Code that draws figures
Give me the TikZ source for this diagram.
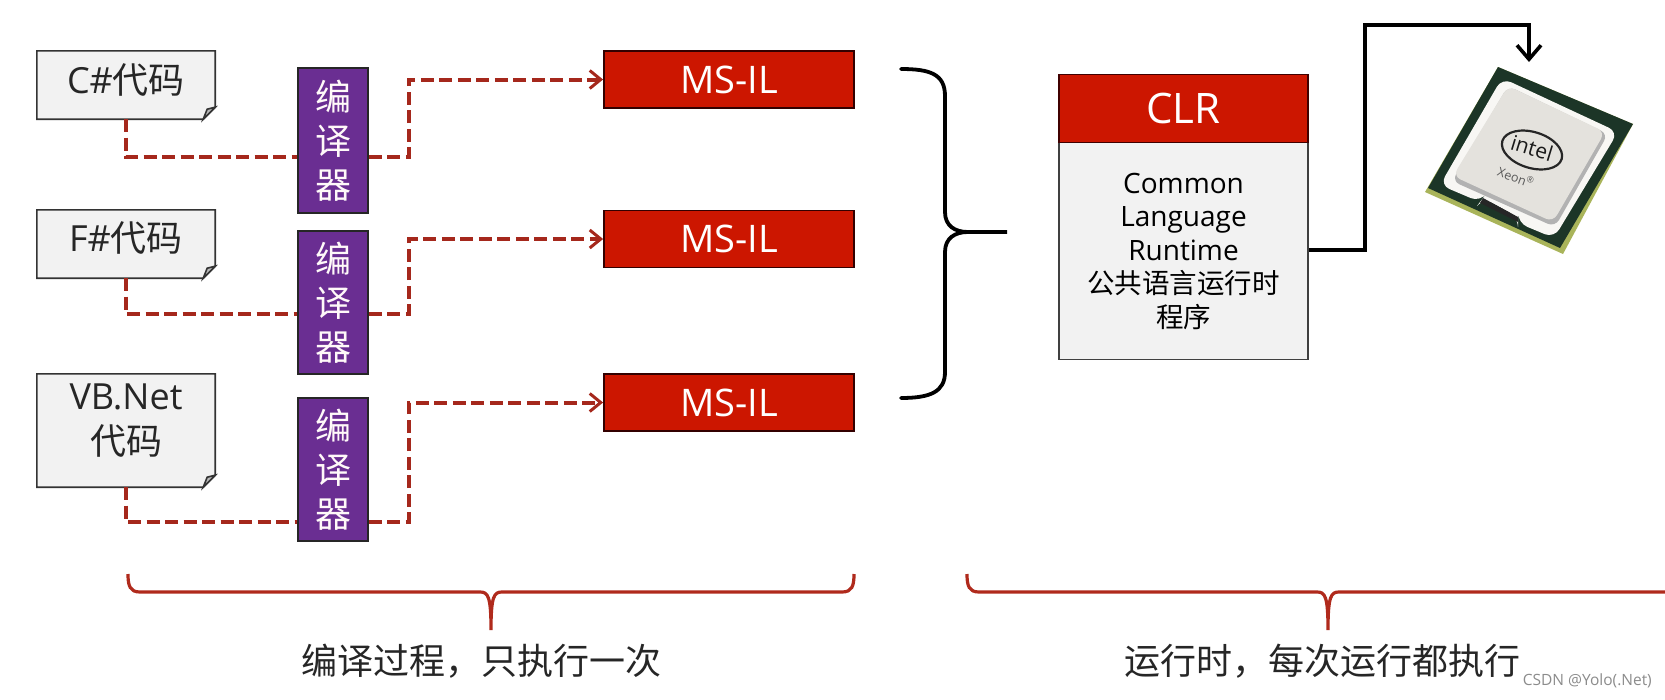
\documentclass[tikz,border=0pt]{standalone}
\usepackage{fontspec}
\setmainfont{Open Sans}
\newfontfamily\cjk{Noto Sans CJK SC}
\usetikzlibrary{arrows.meta,calc}
\definecolor{boxred}{HTML}{CC1600}
\definecolor{dashred}{HTML}{A5281C}
\definecolor{bracered}{HTML}{B02A1C}
\definecolor{compurple}{HTML}{6A2E92}
\definecolor{notegray}{HTML}{F2F2F2}
\definecolor{cpugreen}{HTML}{1C3527}
\definecolor{cpugold}{HTML}{A9B45A}
\definecolor{lidwhite}{HTML}{F8F7F4}
\definecolor{lidface}{HTML}{E4E2DD}
\tikzset{
  notebox/.style={minimum height=#1,minimum width=178pt,inner sep=0pt},
  notetext/.style={inner sep=0pt,align=center,font=\fontsize{36}{45}\selectfont,text=black!85},
  compbox/.style={draw=black!85,line width=1.8pt,fill=compurple,text=white!90!pink,minimum width=70pt,minimum height=#1,inner sep=0pt,align=center,font=\cjk\fontsize{36}{44}\selectfont},
  msbox/.style={draw=black!80!red,line width=1.8pt,fill=boxred,text=white,minimum width=250pt,minimum height=57pt,inner sep=0pt,font=\fontsize{38}{40}\selectfont},
  dashline/.style={draw=dashred,line width=4pt,dash pattern=on 13pt off 5.5pt},
  dasharrow/.style={dashline,-{Straight Barb[length=11pt,width=18pt,line width=3pt]}},
  blackline/.style={draw=black,line width=3.8pt},
  redbrace/.style={draw=bracered,line width=3.2pt},
  notepath/.style={draw=black!80,line width=1.6pt,fill=notegray},
}
\begin{document}
\begin{tikzpicture}[x=1pt,y=-1pt]
\useasboundingbox (0,0) rectangle (1665,699);
\fill[white] (0,0) rectangle (1665,699);

% source notes
\node[notebox=68pt] (cs) at (126,85) {};
\node[notebox=68pt] (fs) at (126,244) {};
\node[notebox=113pt] (vb) at (126,430.5) {};
\foreach \n in {cs,fs,vb}{
  \path[notepath] (\n.north west) -- (\n.north east) -- ([yshift=12pt]\n.south east) -- ([xshift=-12pt]\n.south east) -- (\n.south west) -- cycle;
  \path[notepath,fill=gray!55] ([yshift=12pt]\n.south east) -- ([xshift=-8pt,yshift=10pt]\n.south east) -- ([xshift=-12pt]\n.south east) -- cycle;
}
\node[notetext] (cst) at (126,80) {C\#{\cjk 代码}};
\node[notetext] (fst) at (126,238) {F\#{\cjk 代码}};
\node[notetext] (vbt) at (126,420.5) {VB.Net\\{\cjk 代码}};

% compilers
\node[compbox=145pt] (c1) at (333,140.5) {编\\译\\器};
\node[compbox=143pt] (c2) at (333,302.5) {编\\译\\器};
\node[compbox=143pt] (c3) at (333,469.5) {编\\译\\器};

% MS-IL
\node[msbox] (ms1) at (729,79.5) {MS-IL};
\node[msbox] (ms2) at (729,239) {MS-IL};
\node[msbox] (ms3) at (729,402.5) {MS-IL};

% dashed connectors
\coordinate (r1) at (409,157);
\coordinate (r2) at (409,314);
\coordinate (r3) at (409,522);
\draw[dashline] (cs.south) |- (c1.west |- r1);
\draw[dashline] (fs.south) |- (c2.west |- r2);
\draw[dashline] (vb.south) |- (c3.west |- r3);
\draw[dasharrow] (c1.east |- r1) -- (r1) |- (ms1.west);
\draw[dasharrow] (c2.east |- r2) -- (r2) |- (ms2.west);
\draw[dasharrow] (c3.east |- r3) -- (r3) |- (ms3.west);

% large black brace
\coordinate (bt) at (901,69);
\coordinate (bm) at (1007,232);
\coordinate (bb) at (901,398);
\draw[blackline,line cap=round] (bt) .. controls (930,69) and (945,74) .. (945,96)
  -- (945,212) .. controls (945,226) and (955,232) .. (968,232) -- (bm)
  -- (968,232) .. controls (955,232) and (945,238) .. (945,252)
  -- (945,372) .. controls (945,392) and (930,398) .. (bb);

% CLR
\node[draw=black!75,line width=1.8pt,fill=notegray,minimum width=249pt,minimum height=217pt,inner sep=0pt,align=center,
  font=\fontsize{28}{33.5}\selectfont] (clrb) at (1183.5,251)
  {Common\\Language\\Runtime\\{\cjk\fontsize{27.5}{33.5}\selectfont 公共语言运行时}\\{\cjk\fontsize{27.5}{33.5}\selectfont 程序}};
\node[draw=black!75!red,line width=1.8pt,fill=boxred,text=white,minimum width=249pt,minimum height=68pt,inner sep=0pt,
  font=\fontsize{42}{44}\selectfont] (clrh) at (1183.5,108.5) {CLR};

% CPU (drawn directly)
\coordinate (cputop) at (1529,62);
\fill[cpugold] (1498,67) -- (1633,124) -- (1563,254) -- (1425,192) -- cycle;
\fill[cpugreen] (1498,67) -- (1633,124) -- (1560,248) -- (1428,188) -- cycle;
\fill[lidwhite,rounded corners=10pt] (1502,78) -- (1618,132) -- (1554,238) -- (1518,223) -- (1518,217) -- (1483,198) -- (1480,202) -- (1440,185) -- cycle;
\fill[gray!60,rounded corners=8pt] (1508,86) -- (1608,134) -- (1555,227) -- (1452,181) -- cycle;
\fill[lidface,rounded corners=8pt] (1508,86) -- (1605,132) -- (1553,222) -- (1453,176) -- cycle;
\fill[black!85] (1483,198) -- (1518,217) -- (1518,222) -- (1480,203) -- cycle;
\draw[black!85,line width=2.2pt,rotate around={-17:(1532,150)}] (1532,150) ellipse (31pt and 18pt);
\node[rotate=-17,font=\fontsize{21}{22}\selectfont,text=black!90,inner sep=0pt] (intel) at (1532,148) {intel};
\node[rotate=-20,font=\fontsize{12.5}{14}\selectfont,text=black!65,inner sep=0pt] (xeon) at (1516,177) {Xeon\textsuperscript{®}};

% black connector
\coordinate (k1) at (1365,250);
\coordinate (k2) at (1365,25);
\draw[blackline,-{Straight Barb[length=14pt,width=24pt,line width=3.6pt]},line join=miter] (clrb.east |- k1) -- (k1) -- (k2) -| (cputop);

% bottom braces
\coordinate (la) at (128,574);
\coordinate (lb) at (854,574);
\coordinate (lm) at (491,630);
\coordinate (ra) at (967,574);
\coordinate (rb) at (1665,592);
\coordinate (rm) at (1328,630);
\draw[redbrace] (la) .. controls (128,586) and (130,592) .. (140,592) -- (480,592) .. controls (488,592) and (491,596) .. (lm)
  .. controls (491,596) and (494,592) .. (502,592) -- (842,592) .. controls (852,592) and (854,586) .. (lb);
\draw[redbrace] (ra) .. controls (967,586) and (969,592) .. (979,592) -- (1317,592) .. controls (1325,592) and (1328,596) .. (rm)
  .. controls (1328,596) and (1331,592) .. (1339,592) -- (rb);

% captions
\node[font=\cjk\fontsize{36}{38}\selectfont,text=black!85,inner sep=0pt] (tl) at (481,661) {编译过程，只执行一次};
\node[font=\cjk\fontsize{36}{38}\selectfont,text=black!85,inner sep=0pt] (tr) at (1322,661) {运行时，每次运行都执行};
\node[font=\fontsize{15.5}{18}\selectfont,text=black!45,inner sep=0pt,anchor=east] (wm) at (1652,681) {CSDN @Yolo(.Net)};
\end{tikzpicture}
\end{document}
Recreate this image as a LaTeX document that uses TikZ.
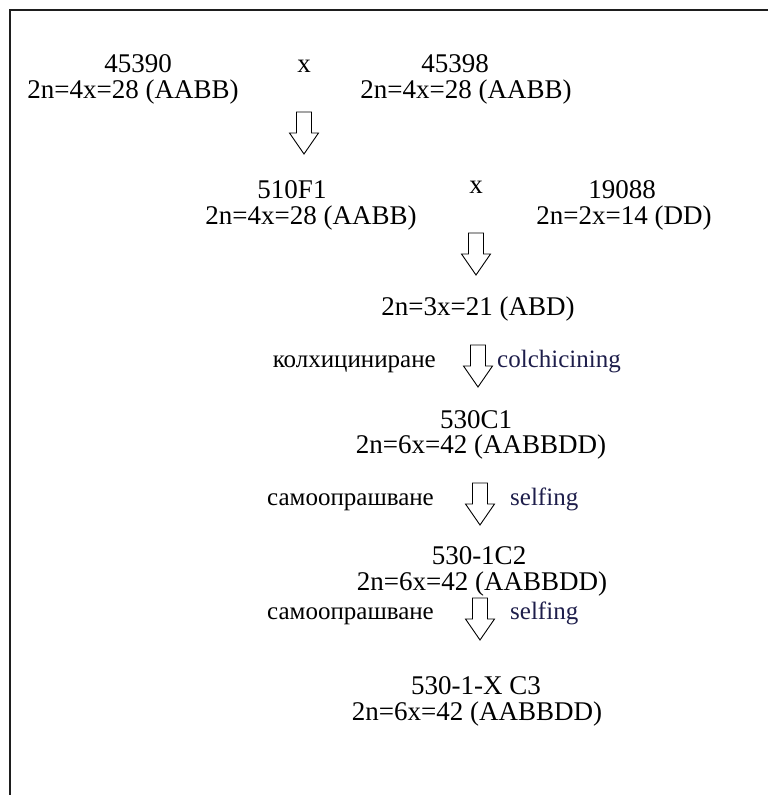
\documentclass[tikz,border=0pt]{standalone}
\usepackage{fontspec}
\setmainfont{Liberation Serif}
\definecolor{labelblue}{RGB}{30,30,75}
\definecolor{framegray}{RGB}{30,30,30}
\begin{document}
\begin{tikzpicture}[x=1pt,y=-1pt,
  main/.style={font=\fontsize{27}{27}\selectfont, inner sep=0pt, anchor=base},
  lbl/.style={font=\fontsize{25}{24}\selectfont, inner sep=0pt, anchor=base},
  eng/.style={font=\fontsize{25}{25}\selectfont, inner sep=0pt, text=labelblue},
  arrowline/.style={draw=black, line width=0.9pt, fill=white, line join=miter},
  frameline/.style={line width=2pt, draw=framegray},
  downarr/.pic={\draw[arrowline] (-7.5,0) -- (-7.5,21) -- (-14.5,21) -- (0,42) -- (14.5,21) -- (7.5,21) -- (7.5,0) -- cycle;}]
\useasboundingbox (0,0) rectangle (768,795);
\draw[frameline] (768,10) -- (10,10) -- (10,795);

% row 1
\node[main] (p1a) at (138,72.5) {45390};
\node[main] (p1b) at (133,98) {2n=4x=28 (AABB)};
\node[main] (x1) at (304,72.5) {x};
\node[main] (p2a) at (455,72.5) {45398};
\node[main] (p2b) at (466,98) {2n=4x=28 (AABB)};
\coordinate (a1) at (304,112);
\pic at (a1) {downarr};

% row 2
\node[main] (f1a) at (292,198.5) {510F1};
\node[main] (f1b) at (311,224) {2n=4x=28 (AABB)};
\node[main] (x2) at (476,193) {x};
\node[main] (p3a) at (622,198.5) {19088};
\node[main] (p3b) at (624,224) {2n=2x=14 (DD)};
\coordinate (a2) at (476,233);
\pic at (a2) {downarr};

% triploid
\node[main] (tri) at (478,315) {2n=3x=21 (ABD)};

% colchicine
\node[lbl, anchor=base east] (l1) at (436,367) {колхициниране};
\node[eng, anchor=base west] (e1) at (497,367) {colchicining};
\coordinate (a3) at (478,345);
\pic at (a3) {downarr};

% C1
\node[main] (c1a) at (476,428) {530C1};
\node[main] (c1b) at (481,453.5) {2n=6x=42 (AABBDD)};

% selfing 1
\node[lbl, anchor=base east] (l2) at (434,505) {самоопрашване};
\node[eng, anchor=base west] (e2) at (510,505) {selfing};
\coordinate (a4) at (480,483);
\pic at (a4) {downarr};

% C2
\node[main] (c2a) at (479,564.5) {530-1C2};
\node[main] (c2b) at (482,590) {2n=6x=42 (AABBDD)};

% selfing 2
\node[lbl, anchor=base east] (l3) at (434,619) {самоопрашване};
\node[eng, anchor=base west] (e3) at (510,619) {selfing};
\coordinate (a5) at (480,598);
\pic at (a5) {downarr};

% C3
\node[main] (c3a) at (476,694.5) {530-1-X C3};
\node[main] (c3b) at (477,720) {2n=6x=42 (AABBDD)};
\end{tikzpicture}
\end{document}
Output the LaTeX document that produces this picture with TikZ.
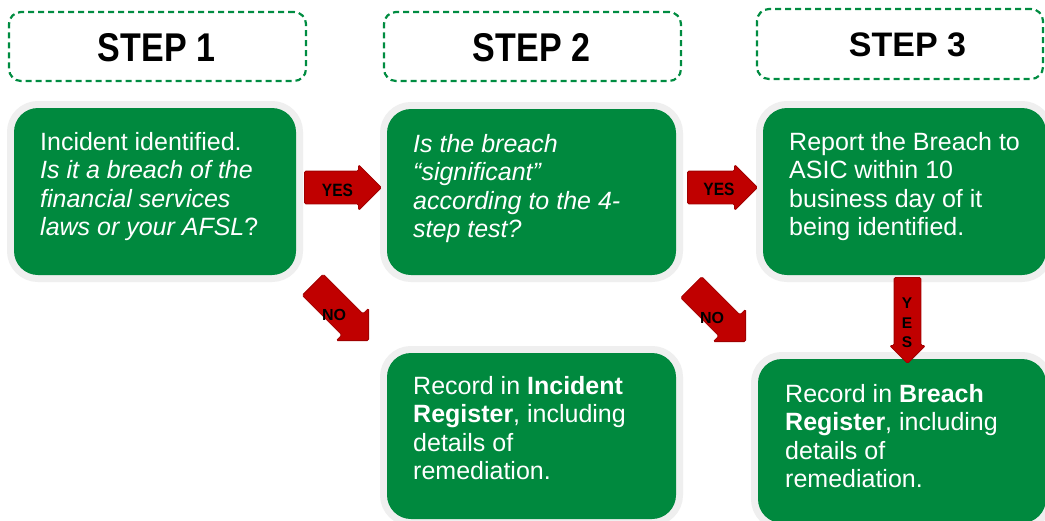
\documentclass[tikz,border=0pt]{standalone}
\usepackage{fontspec}
\setmainfont{Liberation Sans}
\usetikzlibrary{shapes.arrows}
\definecolor{boxgreen}{RGB}{0,137,62}
\definecolor{dashgreen}{RGB}{0,140,65}
\definecolor{halo}{RGB}{239,239,239}
\definecolor{arrred}{RGB}{192,0,0}
\definecolor{arrborder}{RGB}{160,0,0}
\tikzset{
  stepbox/.style={draw=dashgreen, dash pattern=on 6pt off 4pt, line width=2.2pt, rounded corners=12pt, inner sep=0pt},
  steptext/.style={inner sep=0pt, font=\fontsize{34}{40}\selectfont\bfseries},
  gbox/.style={fill=boxgreen, rounded corners=24pt, inner sep=0pt, preaction={draw=halo, line width=14pt}},
  gtext/.style={anchor=base west, inner sep=0pt, text=white},
  blockarrow/.style={single arrow, anchor=tip, fill=arrred, draw=arrborder, line width=0.8pt, inner xsep=0pt, single arrow tip angle=90, rounded corners=1.5pt},
  lbl/.style={font=\bfseries\fontsize{15.5}{16}\selectfont, inner sep=0pt}
}
\newcommand{\boxtext}[1]{\parbox[t]{280pt}{\raggedright\fontsize{25}{28.5}\selectfont #1}}
\begin{document}
\begin{tikzpicture}[x=1pt,y=-1pt]
\clip (0,0) rectangle (1045,520);
\fill[white] (0,0) rectangle (1045,520);

% headers
\node[stepbox, minimum width=297pt, minimum height=69pt] (h1) at (157.5,46.5) {};
\node[steptext] (t1) at (156.5,47.5) {\scalebox{1}[1.18]{STEP 1}};
\node[stepbox, minimum width=297pt, minimum height=69pt] (h2) at (532.5,46.5) {};
\node[steptext] (t2) at (531.5,47.5) {\scalebox{1}[1.18]{STEP 2}};
\node[stepbox, minimum width=286pt, minimum height=70pt] (h3) at (900,44) {};
\node[steptext] (t3) at (907.5,44.5) {STEP 3};

% green boxes
\node[gbox, minimum width=282pt, minimum height=167pt] (b1) at (155,191.5) {};
\node[gbox, minimum width=289pt, minimum height=166pt] (b2) at (531.5,192) {};
\node[gbox, minimum width=283pt, minimum height=167pt] (b3) at (904.5,191.5) {};
\node[gbox, minimum width=289pt, minimum height=166pt] (b4) at (531.5,436) {};
\node[gbox, minimum width=288pt, minimum height=164pt] (b5) at (902,441) {};

\node[gtext] (x1) at (40,150) {\boxtext{Incident identified.\\ \textit{Is it a breach of the}\\ \textit{financial services}\\ \textit{laws or your AFSL}?}};
\node[gtext] (x2) at (413,152) {\boxtext{\itshape Is the breach\\ “significant”\\ according to the 4-\\ step test?}};
\node[gtext] (x3) at (789,150) {\boxtext{Report the Breach to\\ ASIC within 10\\ business day of it\\ being identified.}};
\node[gtext] (x4) at (413,394) {\boxtext{Record in \textbf{Incident}\\ \textbf{Register}, including\\ details of\\ remediation.}};
\node[gtext] (x5) at (785,402) {\boxtext{Record in \textbf{Breach}\\ \textbf{Register}, including\\ details of\\ remediation.}};

% block arrows (placed by their tips)
\node[blockarrow, inner ysep=16pt, minimum height=77pt, single arrow head extend=6.5pt] (a1) at (382,187.5) {};
\node[blockarrow, inner ysep=16pt, minimum height=70pt, single arrow head extend=6.5pt] (a2) at (758,187.5) {};
\node[blockarrow, rotate=-45, inner ysep=14.5pt, minimum height=79pt, single arrow head extend=8pt] (n1) at (369,341) {};
\node[blockarrow, rotate=-45, inner ysep=14.5pt, minimum height=77pt, single arrow head extend=8pt] (n2) at (746,342) {};
\node[blockarrow, rotate=-90, inner ysep=13pt, minimum height=86pt, single arrow head extend=4.5pt] (a3) at (907.5,364) {};

% labels
\node[lbl] (l1) at (337.5,190) {\scalebox{1}[1.15]{YES}};
\node[lbl] (l2) at (719,189) {\scalebox{1}[1.15]{YES}};
\node[lbl, font=\bfseries\fontsize{16}{17}\selectfont] (l3) at (334,315) {NO};
\node[lbl, font=\bfseries\fontsize{16}{17}\selectfont] (l4) at (712,318) {NO};
\node[lbl] (l5) at (907,303) {Y};
\node[lbl] (l6) at (907,323.5) {E};
\node[lbl] (l7) at (907,342.5) {S};
\end{tikzpicture}
\end{document}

■ **Your task**
Where a line holds "LaTeX", copy it out.

■ **Solution**
Recreate this image as a LaTeX document that uses TikZ.
Output the LaTeX document that produces this picture with TikZ.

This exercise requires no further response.